** START OF DATA SHOWN **

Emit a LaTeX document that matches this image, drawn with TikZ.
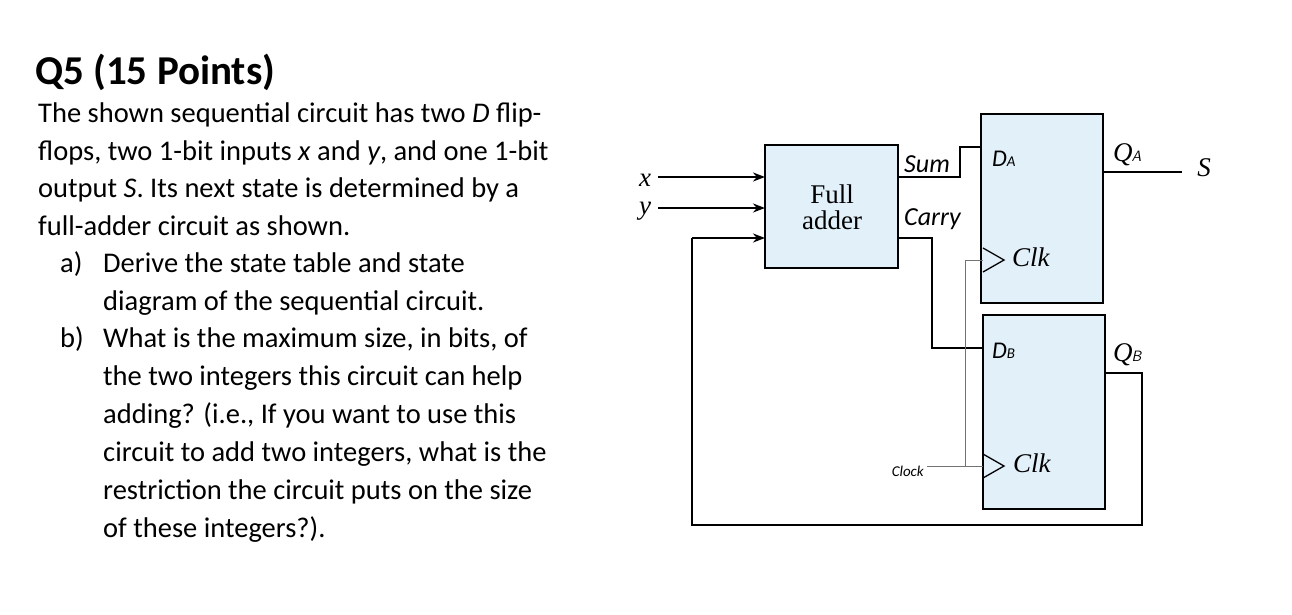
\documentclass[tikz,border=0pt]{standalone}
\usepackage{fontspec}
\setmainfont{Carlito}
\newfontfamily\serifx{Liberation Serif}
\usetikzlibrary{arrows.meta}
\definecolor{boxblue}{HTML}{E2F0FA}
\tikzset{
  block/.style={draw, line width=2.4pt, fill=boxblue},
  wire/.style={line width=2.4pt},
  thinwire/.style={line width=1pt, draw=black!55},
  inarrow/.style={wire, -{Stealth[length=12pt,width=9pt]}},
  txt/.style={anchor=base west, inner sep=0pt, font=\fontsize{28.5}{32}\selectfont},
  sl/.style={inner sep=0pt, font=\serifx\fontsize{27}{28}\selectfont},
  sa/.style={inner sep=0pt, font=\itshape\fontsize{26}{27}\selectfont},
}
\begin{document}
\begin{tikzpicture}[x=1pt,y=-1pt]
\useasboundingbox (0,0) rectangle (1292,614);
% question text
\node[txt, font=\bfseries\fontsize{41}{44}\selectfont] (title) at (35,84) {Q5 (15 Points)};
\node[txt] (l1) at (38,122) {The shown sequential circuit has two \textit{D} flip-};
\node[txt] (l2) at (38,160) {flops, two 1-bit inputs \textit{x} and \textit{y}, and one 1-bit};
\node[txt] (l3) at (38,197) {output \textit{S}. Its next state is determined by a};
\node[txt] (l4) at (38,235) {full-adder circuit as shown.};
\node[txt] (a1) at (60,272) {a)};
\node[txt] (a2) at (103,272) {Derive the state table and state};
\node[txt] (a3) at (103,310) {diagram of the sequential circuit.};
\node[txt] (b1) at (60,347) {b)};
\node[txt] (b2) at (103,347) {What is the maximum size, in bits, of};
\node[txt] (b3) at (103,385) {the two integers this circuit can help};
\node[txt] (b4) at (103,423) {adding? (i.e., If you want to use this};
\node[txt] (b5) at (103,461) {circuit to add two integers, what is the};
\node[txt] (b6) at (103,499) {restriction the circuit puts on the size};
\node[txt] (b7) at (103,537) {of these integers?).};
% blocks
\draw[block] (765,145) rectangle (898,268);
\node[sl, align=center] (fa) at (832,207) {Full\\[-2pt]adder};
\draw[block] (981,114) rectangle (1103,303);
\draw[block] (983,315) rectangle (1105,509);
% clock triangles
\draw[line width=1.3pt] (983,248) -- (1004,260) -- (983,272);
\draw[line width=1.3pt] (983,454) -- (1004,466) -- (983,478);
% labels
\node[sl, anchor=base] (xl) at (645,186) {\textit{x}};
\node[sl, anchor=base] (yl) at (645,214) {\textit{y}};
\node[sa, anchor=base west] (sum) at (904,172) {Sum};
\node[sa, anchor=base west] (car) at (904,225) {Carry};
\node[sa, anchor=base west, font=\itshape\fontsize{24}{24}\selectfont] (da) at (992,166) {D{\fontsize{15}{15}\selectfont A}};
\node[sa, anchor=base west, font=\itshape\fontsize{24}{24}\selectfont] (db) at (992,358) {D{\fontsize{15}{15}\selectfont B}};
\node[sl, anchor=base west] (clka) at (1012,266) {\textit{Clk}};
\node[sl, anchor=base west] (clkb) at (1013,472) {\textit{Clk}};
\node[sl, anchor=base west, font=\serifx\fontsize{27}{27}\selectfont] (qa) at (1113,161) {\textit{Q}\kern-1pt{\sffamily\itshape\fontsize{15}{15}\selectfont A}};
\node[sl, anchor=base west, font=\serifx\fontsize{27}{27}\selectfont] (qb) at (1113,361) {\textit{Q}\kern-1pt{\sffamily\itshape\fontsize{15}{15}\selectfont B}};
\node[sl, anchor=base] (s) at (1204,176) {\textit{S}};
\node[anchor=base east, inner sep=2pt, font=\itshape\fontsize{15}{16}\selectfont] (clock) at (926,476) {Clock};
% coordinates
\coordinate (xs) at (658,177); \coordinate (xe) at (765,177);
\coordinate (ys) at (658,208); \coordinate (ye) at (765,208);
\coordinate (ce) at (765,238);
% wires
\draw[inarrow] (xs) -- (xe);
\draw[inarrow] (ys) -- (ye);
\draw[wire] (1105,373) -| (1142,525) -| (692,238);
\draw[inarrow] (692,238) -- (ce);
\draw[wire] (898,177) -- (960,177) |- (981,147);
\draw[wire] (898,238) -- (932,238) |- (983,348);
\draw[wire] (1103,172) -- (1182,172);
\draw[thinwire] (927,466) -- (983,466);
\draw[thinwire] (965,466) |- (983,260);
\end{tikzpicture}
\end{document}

** END OF DATA SHOWN **

● REQUIRED TASK
Print the full listing exactly, dropping the pictures.

● COMPLETE ANSWER
Emit a LaTeX document that matches this image, drawn with TikZ.
\documentclass[tikz,border=0pt]{standalone}
\usepackage{fontspec}
\setmainfont{Carlito}
\newfontfamily\serifx{Liberation Serif}
\usetikzlibrary{arrows.meta}
\definecolor{boxblue}{HTML}{E2F0FA}
\tikzset{
  block/.style={draw, line width=2.4pt, fill=boxblue},
  wire/.style={line width=2.4pt},
  thinwire/.style={line width=1pt, draw=black!55},
  inarrow/.style={wire, -{Stealth[length=12pt,width=9pt]}},
  txt/.style={anchor=base west, inner sep=0pt, font=\fontsize{28.5}{32}\selectfont},
  sl/.style={inner sep=0pt, font=\serifx\fontsize{27}{28}\selectfont},
  sa/.style={inner sep=0pt, font=\itshape\fontsize{26}{27}\selectfont},
}
\begin{document}
\begin{tikzpicture}[x=1pt,y=-1pt]
\useasboundingbox (0,0) rectangle (1292,614);
% question text
\node[txt, font=\bfseries\fontsize{41}{44}\selectfont] (title) at (35,84) {Q5 (15 Points)};
\node[txt] (l1) at (38,122) {The shown sequential circuit has two \textit{D} flip-};
\node[txt] (l2) at (38,160) {flops, two 1-bit inputs \textit{x} and \textit{y}, and one 1-bit};
\node[txt] (l3) at (38,197) {output \textit{S}. Its next state is determined by a};
\node[txt] (l4) at (38,235) {full-adder circuit as shown.};
\node[txt] (a1) at (60,272) {a)};
\node[txt] (a2) at (103,272) {Derive the state table and state};
\node[txt] (a3) at (103,310) {diagram of the sequential circuit.};
\node[txt] (b1) at (60,347) {b)};
\node[txt] (b2) at (103,347) {What is the maximum size, in bits, of};
\node[txt] (b3) at (103,385) {the two integers this circuit can help};
\node[txt] (b4) at (103,423) {adding? (i.e., If you want to use this};
\node[txt] (b5) at (103,461) {circuit to add two integers, what is the};
\node[txt] (b6) at (103,499) {restriction the circuit puts on the size};
\node[txt] (b7) at (103,537) {of these integers?).};
% blocks
\draw[block] (765,145) rectangle (898,268);
\node[sl, align=center] (fa) at (832,207) {Full\\[-2pt]adder};
\draw[block] (981,114) rectangle (1103,303);
\draw[block] (983,315) rectangle (1105,509);
% clock triangles
\draw[line width=1.3pt] (983,248) -- (1004,260) -- (983,272);
\draw[line width=1.3pt] (983,454) -- (1004,466) -- (983,478);
% labels
\node[sl, anchor=base] (xl) at (645,186) {\textit{x}};
\node[sl, anchor=base] (yl) at (645,214) {\textit{y}};
\node[sa, anchor=base west] (sum) at (904,172) {Sum};
\node[sa, anchor=base west] (car) at (904,225) {Carry};
\node[sa, anchor=base west, font=\itshape\fontsize{24}{24}\selectfont] (da) at (992,166) {D{\fontsize{15}{15}\selectfont A}};
\node[sa, anchor=base west, font=\itshape\fontsize{24}{24}\selectfont] (db) at (992,358) {D{\fontsize{15}{15}\selectfont B}};
\node[sl, anchor=base west] (clka) at (1012,266) {\textit{Clk}};
\node[sl, anchor=base west] (clkb) at (1013,472) {\textit{Clk}};
\node[sl, anchor=base west, font=\serifx\fontsize{27}{27}\selectfont] (qa) at (1113,161) {\textit{Q}\kern-1pt{\sffamily\itshape\fontsize{15}{15}\selectfont A}};
\node[sl, anchor=base west, font=\serifx\fontsize{27}{27}\selectfont] (qb) at (1113,361) {\textit{Q}\kern-1pt{\sffamily\itshape\fontsize{15}{15}\selectfont B}};
\node[sl, anchor=base] (s) at (1204,176) {\textit{S}};
\node[anchor=base east, inner sep=2pt, font=\itshape\fontsize{15}{16}\selectfont] (clock) at (926,476) {Clock};
% coordinates
\coordinate (xs) at (658,177); \coordinate (xe) at (765,177);
\coordinate (ys) at (658,208); \coordinate (ye) at (765,208);
\coordinate (ce) at (765,238);
% wires
\draw[inarrow] (xs) -- (xe);
\draw[inarrow] (ys) -- (ye);
\draw[wire] (1105,373) -| (1142,525) -| (692,238);
\draw[inarrow] (692,238) -- (ce);
\draw[wire] (898,177) -- (960,177) |- (981,147);
\draw[wire] (898,238) -- (932,238) |- (983,348);
\draw[wire] (1103,172) -- (1182,172);
\draw[thinwire] (927,466) -- (983,466);
\draw[thinwire] (965,466) |- (983,260);
\end{tikzpicture}
\end{document}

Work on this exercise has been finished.